*Written instruction*. Pull out the lines running from the one with "Convert this diagram to TikZ code." to the one with "(top) -- (bayes.north);", inclusive, word for word. Drop any picture.

*Excerpted data*.
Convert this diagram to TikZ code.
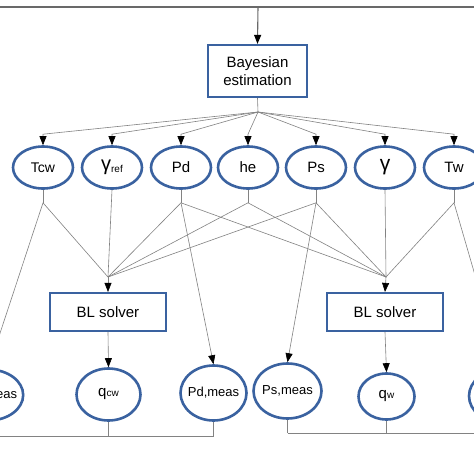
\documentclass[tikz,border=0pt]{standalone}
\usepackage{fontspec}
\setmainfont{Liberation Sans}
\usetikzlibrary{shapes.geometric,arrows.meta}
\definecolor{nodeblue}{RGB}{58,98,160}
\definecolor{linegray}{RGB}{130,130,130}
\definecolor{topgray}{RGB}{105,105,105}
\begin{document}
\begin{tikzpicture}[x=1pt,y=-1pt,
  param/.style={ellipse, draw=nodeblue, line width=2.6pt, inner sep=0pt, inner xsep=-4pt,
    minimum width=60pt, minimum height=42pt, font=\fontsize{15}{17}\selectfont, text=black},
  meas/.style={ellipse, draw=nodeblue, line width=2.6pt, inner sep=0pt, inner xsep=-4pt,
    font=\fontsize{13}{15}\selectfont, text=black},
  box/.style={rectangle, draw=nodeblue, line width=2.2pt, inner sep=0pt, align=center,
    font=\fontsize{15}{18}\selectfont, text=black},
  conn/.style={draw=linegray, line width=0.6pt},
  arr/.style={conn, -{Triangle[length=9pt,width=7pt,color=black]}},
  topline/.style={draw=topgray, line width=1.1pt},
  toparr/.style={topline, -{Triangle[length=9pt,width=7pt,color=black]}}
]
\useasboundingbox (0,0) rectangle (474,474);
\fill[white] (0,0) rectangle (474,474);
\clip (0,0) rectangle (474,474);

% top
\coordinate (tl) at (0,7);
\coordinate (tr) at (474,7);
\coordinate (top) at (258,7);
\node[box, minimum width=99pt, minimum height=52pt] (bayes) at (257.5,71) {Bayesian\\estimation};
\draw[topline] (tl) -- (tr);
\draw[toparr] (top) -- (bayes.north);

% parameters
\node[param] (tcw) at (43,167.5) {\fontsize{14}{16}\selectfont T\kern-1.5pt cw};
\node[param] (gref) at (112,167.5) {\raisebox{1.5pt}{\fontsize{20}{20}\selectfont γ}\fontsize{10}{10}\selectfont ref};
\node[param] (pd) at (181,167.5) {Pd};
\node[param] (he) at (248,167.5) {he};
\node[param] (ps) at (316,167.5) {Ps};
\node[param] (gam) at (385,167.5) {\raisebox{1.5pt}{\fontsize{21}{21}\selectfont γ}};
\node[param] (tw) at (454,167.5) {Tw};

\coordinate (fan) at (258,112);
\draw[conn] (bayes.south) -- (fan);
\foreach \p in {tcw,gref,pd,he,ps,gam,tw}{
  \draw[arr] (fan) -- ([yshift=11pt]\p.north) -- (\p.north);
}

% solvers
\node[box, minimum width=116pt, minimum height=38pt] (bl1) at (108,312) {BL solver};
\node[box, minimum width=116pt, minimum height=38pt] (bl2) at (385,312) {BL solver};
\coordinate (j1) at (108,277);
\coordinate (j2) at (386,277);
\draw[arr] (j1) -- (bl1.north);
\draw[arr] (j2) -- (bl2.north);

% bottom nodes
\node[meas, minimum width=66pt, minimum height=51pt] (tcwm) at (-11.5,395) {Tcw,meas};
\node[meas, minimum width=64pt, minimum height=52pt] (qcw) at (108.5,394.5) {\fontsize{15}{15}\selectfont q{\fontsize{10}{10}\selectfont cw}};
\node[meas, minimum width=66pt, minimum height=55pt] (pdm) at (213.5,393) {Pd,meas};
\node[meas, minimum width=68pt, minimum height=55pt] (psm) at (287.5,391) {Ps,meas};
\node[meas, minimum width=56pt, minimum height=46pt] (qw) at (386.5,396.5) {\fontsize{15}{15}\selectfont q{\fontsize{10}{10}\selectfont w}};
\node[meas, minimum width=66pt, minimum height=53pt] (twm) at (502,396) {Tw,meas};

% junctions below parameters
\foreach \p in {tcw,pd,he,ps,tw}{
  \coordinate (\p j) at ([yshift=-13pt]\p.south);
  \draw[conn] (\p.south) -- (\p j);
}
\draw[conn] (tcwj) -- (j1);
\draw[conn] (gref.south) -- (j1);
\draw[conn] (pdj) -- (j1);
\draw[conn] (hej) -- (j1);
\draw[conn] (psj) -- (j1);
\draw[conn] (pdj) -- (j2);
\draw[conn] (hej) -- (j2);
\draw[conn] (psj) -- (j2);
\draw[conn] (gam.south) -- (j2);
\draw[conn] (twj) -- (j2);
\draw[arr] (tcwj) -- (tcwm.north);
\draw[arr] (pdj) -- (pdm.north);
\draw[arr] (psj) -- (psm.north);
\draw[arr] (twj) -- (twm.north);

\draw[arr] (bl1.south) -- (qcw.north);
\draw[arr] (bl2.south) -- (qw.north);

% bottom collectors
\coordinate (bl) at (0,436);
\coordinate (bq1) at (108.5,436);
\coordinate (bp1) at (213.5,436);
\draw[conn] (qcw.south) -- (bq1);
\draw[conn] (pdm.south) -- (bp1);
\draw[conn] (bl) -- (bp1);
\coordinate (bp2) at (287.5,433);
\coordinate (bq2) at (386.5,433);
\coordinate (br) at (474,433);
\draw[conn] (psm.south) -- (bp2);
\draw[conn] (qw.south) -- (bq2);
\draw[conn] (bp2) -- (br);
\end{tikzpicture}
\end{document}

--

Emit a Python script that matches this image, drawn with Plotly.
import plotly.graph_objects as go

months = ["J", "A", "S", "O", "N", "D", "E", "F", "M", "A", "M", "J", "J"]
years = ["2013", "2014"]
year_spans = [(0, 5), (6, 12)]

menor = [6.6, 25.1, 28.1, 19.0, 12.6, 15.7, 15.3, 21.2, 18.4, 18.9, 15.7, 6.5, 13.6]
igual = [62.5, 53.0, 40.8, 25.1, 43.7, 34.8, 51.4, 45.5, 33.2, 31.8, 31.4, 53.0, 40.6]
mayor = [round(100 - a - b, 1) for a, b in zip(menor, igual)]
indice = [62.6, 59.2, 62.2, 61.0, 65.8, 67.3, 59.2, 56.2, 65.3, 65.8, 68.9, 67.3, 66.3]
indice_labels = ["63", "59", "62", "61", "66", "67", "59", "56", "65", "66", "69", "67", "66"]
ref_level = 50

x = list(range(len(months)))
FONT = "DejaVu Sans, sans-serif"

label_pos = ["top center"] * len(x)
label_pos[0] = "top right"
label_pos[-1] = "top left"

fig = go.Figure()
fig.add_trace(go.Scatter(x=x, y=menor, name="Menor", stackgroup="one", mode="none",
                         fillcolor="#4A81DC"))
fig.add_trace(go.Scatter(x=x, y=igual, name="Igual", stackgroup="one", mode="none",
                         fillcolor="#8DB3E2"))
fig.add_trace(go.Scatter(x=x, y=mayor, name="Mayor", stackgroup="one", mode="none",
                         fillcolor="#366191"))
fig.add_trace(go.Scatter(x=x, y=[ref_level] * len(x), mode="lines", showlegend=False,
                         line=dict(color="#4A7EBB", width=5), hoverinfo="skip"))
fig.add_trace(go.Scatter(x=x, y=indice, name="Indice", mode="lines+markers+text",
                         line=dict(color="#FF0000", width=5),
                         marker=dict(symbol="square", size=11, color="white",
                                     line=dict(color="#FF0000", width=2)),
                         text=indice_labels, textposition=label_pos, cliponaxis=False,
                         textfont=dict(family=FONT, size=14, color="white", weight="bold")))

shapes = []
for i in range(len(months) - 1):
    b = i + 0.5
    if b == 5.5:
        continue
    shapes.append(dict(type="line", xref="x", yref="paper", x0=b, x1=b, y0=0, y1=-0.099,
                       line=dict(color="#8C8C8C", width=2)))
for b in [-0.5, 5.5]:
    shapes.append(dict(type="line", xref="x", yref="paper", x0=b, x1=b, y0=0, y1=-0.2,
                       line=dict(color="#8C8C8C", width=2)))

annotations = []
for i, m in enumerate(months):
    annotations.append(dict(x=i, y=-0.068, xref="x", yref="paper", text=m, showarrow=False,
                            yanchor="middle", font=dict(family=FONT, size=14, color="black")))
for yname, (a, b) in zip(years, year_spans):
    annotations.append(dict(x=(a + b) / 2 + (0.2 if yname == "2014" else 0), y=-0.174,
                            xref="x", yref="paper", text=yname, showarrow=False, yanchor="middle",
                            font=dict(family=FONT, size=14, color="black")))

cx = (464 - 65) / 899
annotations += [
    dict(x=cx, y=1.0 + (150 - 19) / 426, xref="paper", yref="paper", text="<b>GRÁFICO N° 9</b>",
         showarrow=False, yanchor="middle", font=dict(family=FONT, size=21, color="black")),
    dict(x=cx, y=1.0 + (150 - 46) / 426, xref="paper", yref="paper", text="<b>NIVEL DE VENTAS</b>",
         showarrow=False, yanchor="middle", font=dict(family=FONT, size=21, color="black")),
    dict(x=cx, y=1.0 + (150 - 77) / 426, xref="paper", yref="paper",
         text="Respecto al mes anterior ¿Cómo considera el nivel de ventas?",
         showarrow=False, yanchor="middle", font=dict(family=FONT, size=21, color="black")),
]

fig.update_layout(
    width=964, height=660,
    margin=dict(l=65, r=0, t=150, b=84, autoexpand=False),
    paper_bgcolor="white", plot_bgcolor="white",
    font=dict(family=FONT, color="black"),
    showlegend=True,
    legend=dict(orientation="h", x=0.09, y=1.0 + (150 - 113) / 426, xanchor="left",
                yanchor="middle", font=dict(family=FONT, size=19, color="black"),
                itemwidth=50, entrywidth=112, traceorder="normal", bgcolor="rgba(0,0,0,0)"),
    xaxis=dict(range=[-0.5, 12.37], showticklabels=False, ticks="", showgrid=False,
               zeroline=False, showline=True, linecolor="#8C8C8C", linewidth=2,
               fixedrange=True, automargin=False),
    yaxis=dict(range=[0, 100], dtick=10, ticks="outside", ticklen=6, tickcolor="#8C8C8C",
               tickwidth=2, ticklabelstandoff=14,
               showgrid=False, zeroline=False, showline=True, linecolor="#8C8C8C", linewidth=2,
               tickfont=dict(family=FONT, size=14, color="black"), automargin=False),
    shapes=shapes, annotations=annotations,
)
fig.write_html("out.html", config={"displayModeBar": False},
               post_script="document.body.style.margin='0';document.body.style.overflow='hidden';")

---

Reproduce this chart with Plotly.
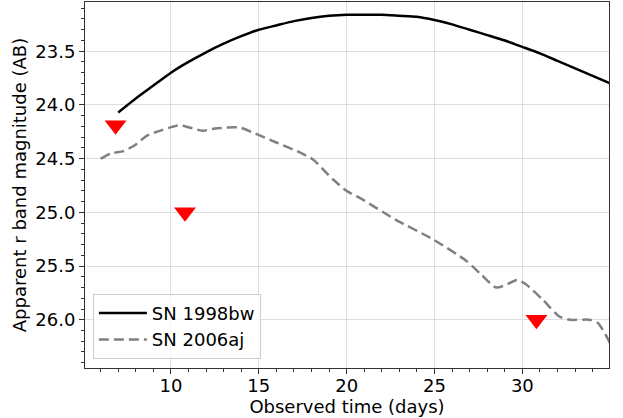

*The result*.
Convert this diagram to TikZ code.
\documentclass[tikz,border=0pt]{standalone}
\usepackage{fontspec}
\setmainfont{Liberation Sans}
\usetikzlibrary{shapes.geometric,arrows.meta}
\definecolor{nodeblue}{RGB}{58,98,160}
\definecolor{linegray}{RGB}{130,130,130}
\definecolor{topgray}{RGB}{105,105,105}
\begin{document}
\begin{tikzpicture}[x=1pt,y=-1pt,
  param/.style={ellipse, draw=nodeblue, line width=2.6pt, inner sep=0pt, inner xsep=-4pt,
    minimum width=60pt, minimum height=42pt, font=\fontsize{15}{17}\selectfont, text=black},
  meas/.style={ellipse, draw=nodeblue, line width=2.6pt, inner sep=0pt, inner xsep=-4pt,
    font=\fontsize{13}{15}\selectfont, text=black},
  box/.style={rectangle, draw=nodeblue, line width=2.2pt, inner sep=0pt, align=center,
    font=\fontsize{15}{18}\selectfont, text=black},
  conn/.style={draw=linegray, line width=0.6pt},
  arr/.style={conn, -{Triangle[length=9pt,width=7pt,color=black]}},
  topline/.style={draw=topgray, line width=1.1pt},
  toparr/.style={topline, -{Triangle[length=9pt,width=7pt,color=black]}}
]
\useasboundingbox (0,0) rectangle (474,474);
\fill[white] (0,0) rectangle (474,474);
\clip (0,0) rectangle (474,474);

% top
\coordinate (tl) at (0,7);
\coordinate (tr) at (474,7);
\coordinate (top) at (258,7);
\node[box, minimum width=99pt, minimum height=52pt] (bayes) at (257.5,71) {Bayesian\\estimation};
\draw[topline] (tl) -- (tr);
\draw[toparr] (top) -- (bayes.north);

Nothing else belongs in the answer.